36. Click ‘Submit’ if you have no more comments to make.
GAZETTE OF INDIA
PART III, SECTION 4
PUBLISHED BY AUTHORITY
INSOLVENCY AND BANKRUPTCY BOARD OF INDIA
New Delhi, the __________ , 2022
Insolvency and Bankruptcy Board of India (Insolvency Resolution Process for Corporate Persons) (Second Amendment) Regulations, 2022.
No. IBBI/2021-22/GN/_____. In exercise of the powers conferred by clause (t) of sub-section (1) of section 196 read with section 240 of the Insolvency and Bankruptcy Code, 2016 (31 of 2016), the Insolvency and Bankruptcy Board of India hereby makes the following regulations further to amend the Insolvency and Bankruptcy Board of India (Insolvency Resolution Process for Corporate Persons) Regulations, 2016, namely: –
(1) These regulations may be called the Insolvency and Bankruptcy Board of India (Insolvency Resolution Process for Corporate Persons) (Second Amendment) Regulations, 2022.
(2) They shall come into force on the date of their publication in the Official Gazette.
2. In the Insolvency and Bankruptcy Board of India (Insolvency Resolution Process for Corporate Persons) Regulations, 2016 (hereinafter referred to as the principal regulations),
i. In the principal regulations, regulation 2B shall be added namely:-
“2B. Record or evidence of transaction, debt and default by operational creditor.
The operational creditor shall furnish copies of GSTR-1 and GSTR-3B filed under the provisions of the relevant Goods and Services Tax Acts read with the relevant Rules along with copy of e-way bill, wherever applicable.
Provided that this shall not apply to those goods and services which are not covered under any of the Goods and Services Act and to those within the limits not requiring registration under the above stated Acts.”
ii. In the principal regulations, regulation 4C shall be added namely:
“4C. Access to financial information
Without prejudice to section 19(2), the interim resolution professional or the resolution professional, as the case may be, shall seek information from the members, promoters, partners, board of directors and joint venture partners of the corporate debtor in a listed format which shall also provide the time window for providing such information and they shall provide such information within such time.”
iii. In the principal regulations, under regulation 7, sub-regulation (2)(b), the following shall be added namely:-
“(v) copies of GSTR-1 and GSTR-3B under the provisions of the relevant Goods and Services Tax Acts read with relevant Rules along with copy of e-way bill, wherever applicable.
Provided that this shall not apply to those goods and services which are not covered under any of the Goods and Services Acts and to those within the limits not requiring registration under the above stated Acts.”
iv. In the principal regulations, under regulation 35, sub-regulation (4), shall be added namely:-
“(4) The creditor shall provide to the interim resolution professional or resolution professional, the valuation reports in respect of the assets of the corporate debtor wherever available.
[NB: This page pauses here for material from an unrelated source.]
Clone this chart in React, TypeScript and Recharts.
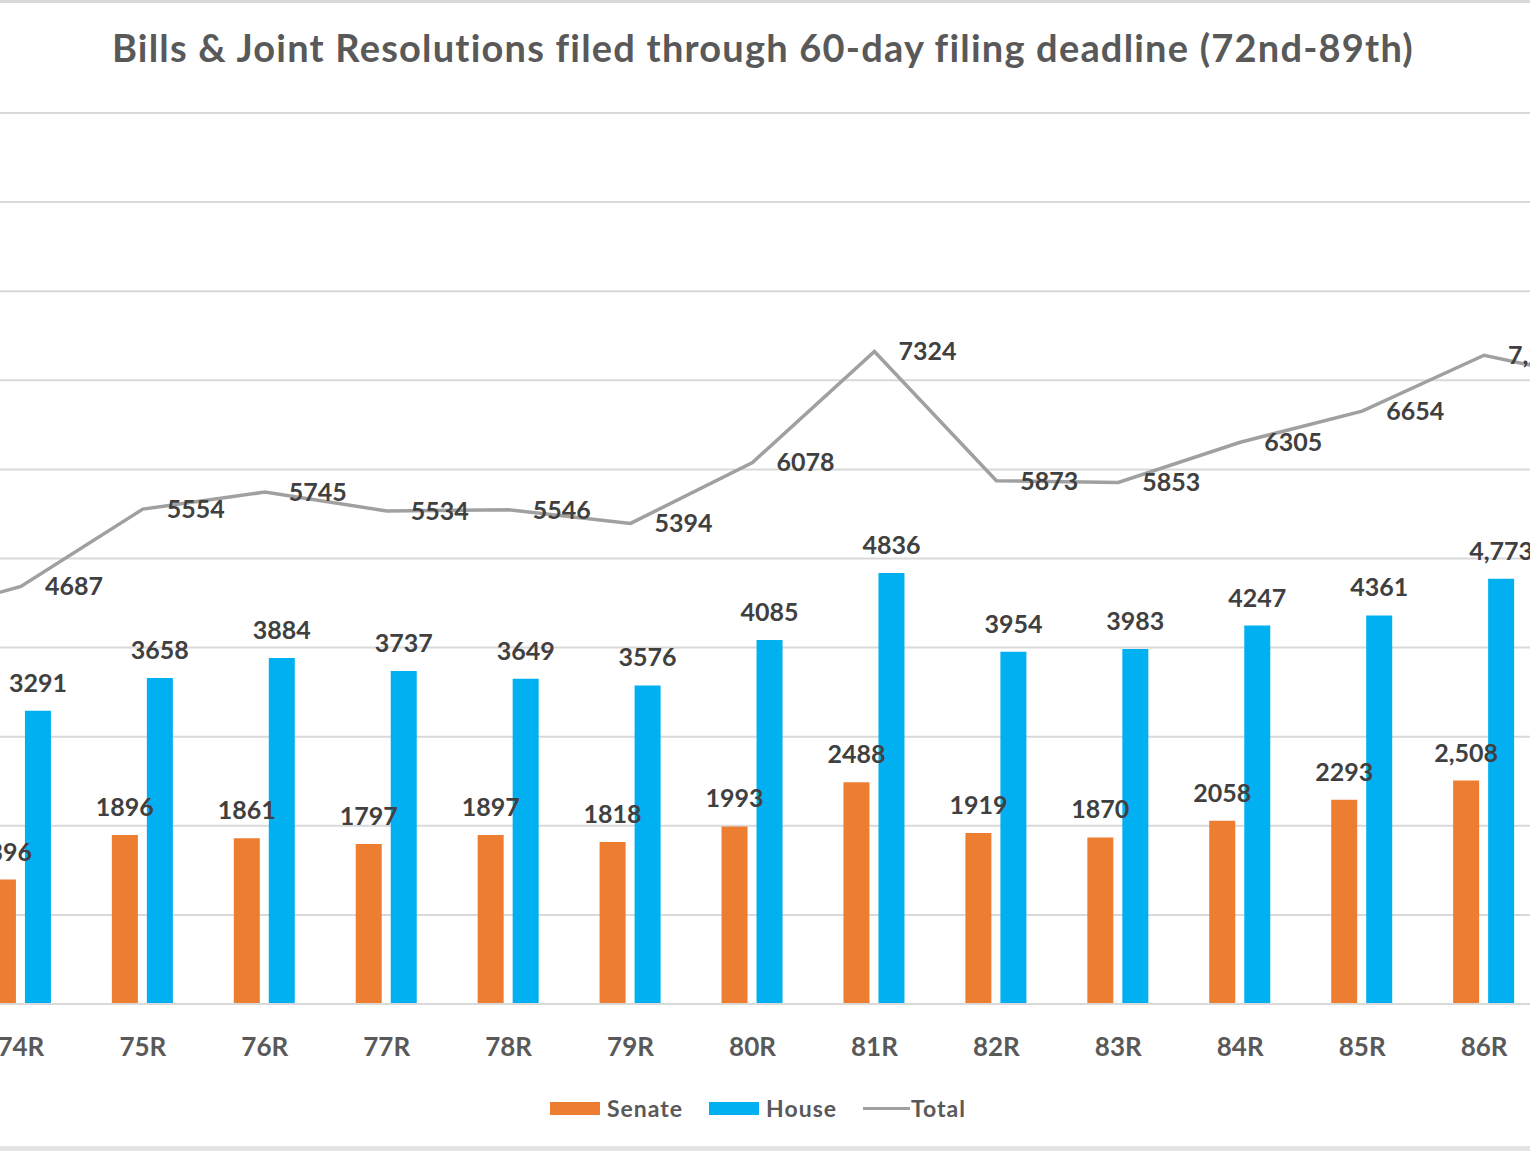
import { ComposedChart, Bar, Line, XAxis, YAxis, CartesianGrid, LabelList, Legend } from 'recharts';

// sessions 73R and 87R sit mostly outside the visible frame (the reference is cropped)
const sessions = ['73R', '74R', '75R', '76R', '77R', '78R', '79R', '80R', '81R', '82R', '83R', '84R', '85R', '86R', '87R'];
const senate = [1300, 1396, 1896, 1861, 1797, 1897, 1818, 1993, 2488, 1919, 1870, 2058, 2293, 2508, 2200];
const house = [3000, 3291, 3658, 3884, 3737, 3649, 3576, 4085, 4836, 3954, 3983, 4247, 4361, 4773, 4790];
const total = [4300, 4687, 5554, 5745, 5534, 5546, 5394, 6078, 7324, 5873, 5853, 6305, 6654, 7281, 6990];
const commaSessions = ['86R', '87R'];
const legendOrder = ['Senate', 'House', 'Total'];
const yTicks = [0, 1000, 2000, 3000, 4000, 5000, 6000, 7000, 8000, 9000, 10000];

const fmt = (v: number, s: string) => (commaSessions.includes(s) ? v.toLocaleString('en-US') : String(v));

const data = sessions.map((s, i) => ({
  session: s,
  Senate: senate[i],
  House: house[i],
  Total: total[i],
  senateLabel: fmt(senate[i], s),
  houseLabel: fmt(house[i], s),
  totalLabel: fmt(total[i], s),
}));

const FONT = 'Lato, "Open Sans", sans-serif';
const labelStyle = { fontSize: 25, fontWeight: 700, fill: '#404040', fontFamily: FONT };

const renderLegend = (props: any) => {
  const items = [...(props.payload || [])].sort(
    (a: any, b: any) => legendOrder.indexOf(a.value) - legendOrder.indexOf(b.value)
  );
  return (
    <div style={{ display: 'flex', alignItems: 'center', fontFamily: FONT, fontSize: 23, letterSpacing: 1, fontWeight: 700, color: '#595959', whiteSpace: 'nowrap' }}>
      {items.map((it: any, i: number) => (
        <div key={i} style={{ display: 'flex', alignItems: 'center', marginRight: 26 }}>
          {it.value === 'Total' ? (
            <div style={{ width: 47, height: 3, background: it.color, marginRight: 1 }} />
          ) : (
            <div style={{ width: 50, height: 13, background: it.color, marginRight: 7 }} />
          )}
          <span>{it.value}</span>
        </div>
      ))}
    </div>
  );
};

export default function App() {
  return (
    <div style={{ position: 'fixed', left: 0, top: 0, width: 1530, height: 1151, overflow: 'hidden', background: '#fff', fontFamily: FONT }}>
      <div style={{ position: 'absolute', left: 0, top: 0, width: 1530, height: 3, background: '#d9d9d9' }} />
      <div style={{ position: 'absolute', left: 0, top: 1146, width: 1530, height: 5, background: '#e3e3e3' }} />
      <div style={{ position: 'absolute', left: 0, top: 22, width: 1526, textAlign: 'center', fontSize: 38, letterSpacing: 1.2, fontWeight: 700, color: '#595959', lineHeight: '50px' }}>
        Bills &amp; Joint Resolutions filed through 60-day filing deadline (72nd-89th)
      </div>
      <div style={{ position: 'absolute', left: -162, top: 0 }}>
        <ComposedChart width={1829} height={1151} data={data} margin={{ top: 113, right: 0, bottom: 87, left: 0 }} barSize={26} barGap={9}>
          <CartesianGrid vertical={false} stroke="#d9d9d9" strokeWidth={2} />
          <YAxis hide domain={[0, 10000]} ticks={yTicks} />
          <XAxis
            dataKey="session"
            height={60}
            axisLine={{ stroke: '#d9d9d9', strokeWidth: 2 }}
            tickLine={false}
            tickSize={0}
            tickMargin={34}
            tick={{ fontSize: 26, fontWeight: 700, fill: '#595959', fontFamily: FONT }}
            interval={0}
          />
          <Legend verticalAlign="middle" content={renderLegend} wrapperStyle={{ left: 712, top: 1094, width: 600, height: 30 }} />
          <Bar dataKey="Senate" fill="#ED7D31" isAnimationActive={false}>
            <LabelList dataKey="senateLabel" position="top" offset={19} style={labelStyle} />
          </Bar>
          <Bar dataKey="House" fill="#00B0F0" isAnimationActive={false}>
            <LabelList dataKey="houseLabel" position="top" offset={19} style={labelStyle} />
          </Bar>
          <Line type="linear" dataKey="Total" stroke="#a0a0a0" strokeWidth={3.5} dot={false} isAnimationActive={false}>
            <LabelList dataKey="totalLabel" position="right" offset={24} style={labelStyle} />
          </Line>
        </ComposedChart>
      </div>
    </div>
  );
}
IRP/ RP shall, in turn share this information with the concerned registered valuers for the purposes of this regulation, shall include a statement of remarks on the significant difference between the value submitted and the earlier valuation of the assets provided by the creditors.”
v. In the principal regulations, under regulation 35, an explanation, shall be added namely:-
“Explanation: ‘Significantly different’ for the purposes of this regulation shall mean a difference of 25 per cent in value.”
vi. In the principal regulations, under regulation 35A, sub-regulation (4), shall be added namely:-
“(4) For the purposes of sub-regulation (1) to (3), creditors shall provide any information that they have regarding transactions that may fall under sections 43, 45, 50 or 66 of the Code, that may be available from the audits conducted by the creditors to the resolution professional.”
vii. In the principal regulations, under regulation 36, sub-regulation (3A), shall be added namely:-
“(3A) For the purposes of purposes of sub-regulation (1) to (2), creditors shall provide financial statements of the corporate debtor available with them to the resolution professional.”
viii. In the principal regulations, under regulation 38, sub-regulation (2)(c), the following shall be added namely:-
“(d) provides for the manner in which proceedings in respect of avoidance transactions under Chapter III or fraudulent or wrongful trading under Chapter VI of the Code, if any, will be pursued after the approval of the resolution plan.
Provided that this clause shall not apply to any resolution plan that has been submitted to the Adjudicating Authority under sub-section (6) of section 30 of the Code on or before the date of commencement of the IBBI (Insolvency Resolution Process for Corporate Persons) (Amendment) Regulations, 2022.”
Mr. Ravi Mital
Note: The Insolvency and Bankruptcy Board of India (Insolvency Resolution Process for Corporate Persons) Regulations, 2016 were published vide notification No. IBBI/2016- 17/GN/REG004, dated 30th November, 2016 in the Gazette of India, Extraordinary, Part III, Section 4, No. 432 on 30th November, 2016 and were last amended by the Insolvency and Bankruptcy Board of India (Insolvency Resolution Process for Corporate Persons) (Second Amendment) Regulations, 2021 published vide notification No. IBBI/2021-22/GN/REG075, dated the 14th July, 2021 in the Gazette of India, Extraordinary, Part III, Section 4, No. 284 on 14th July, 2021.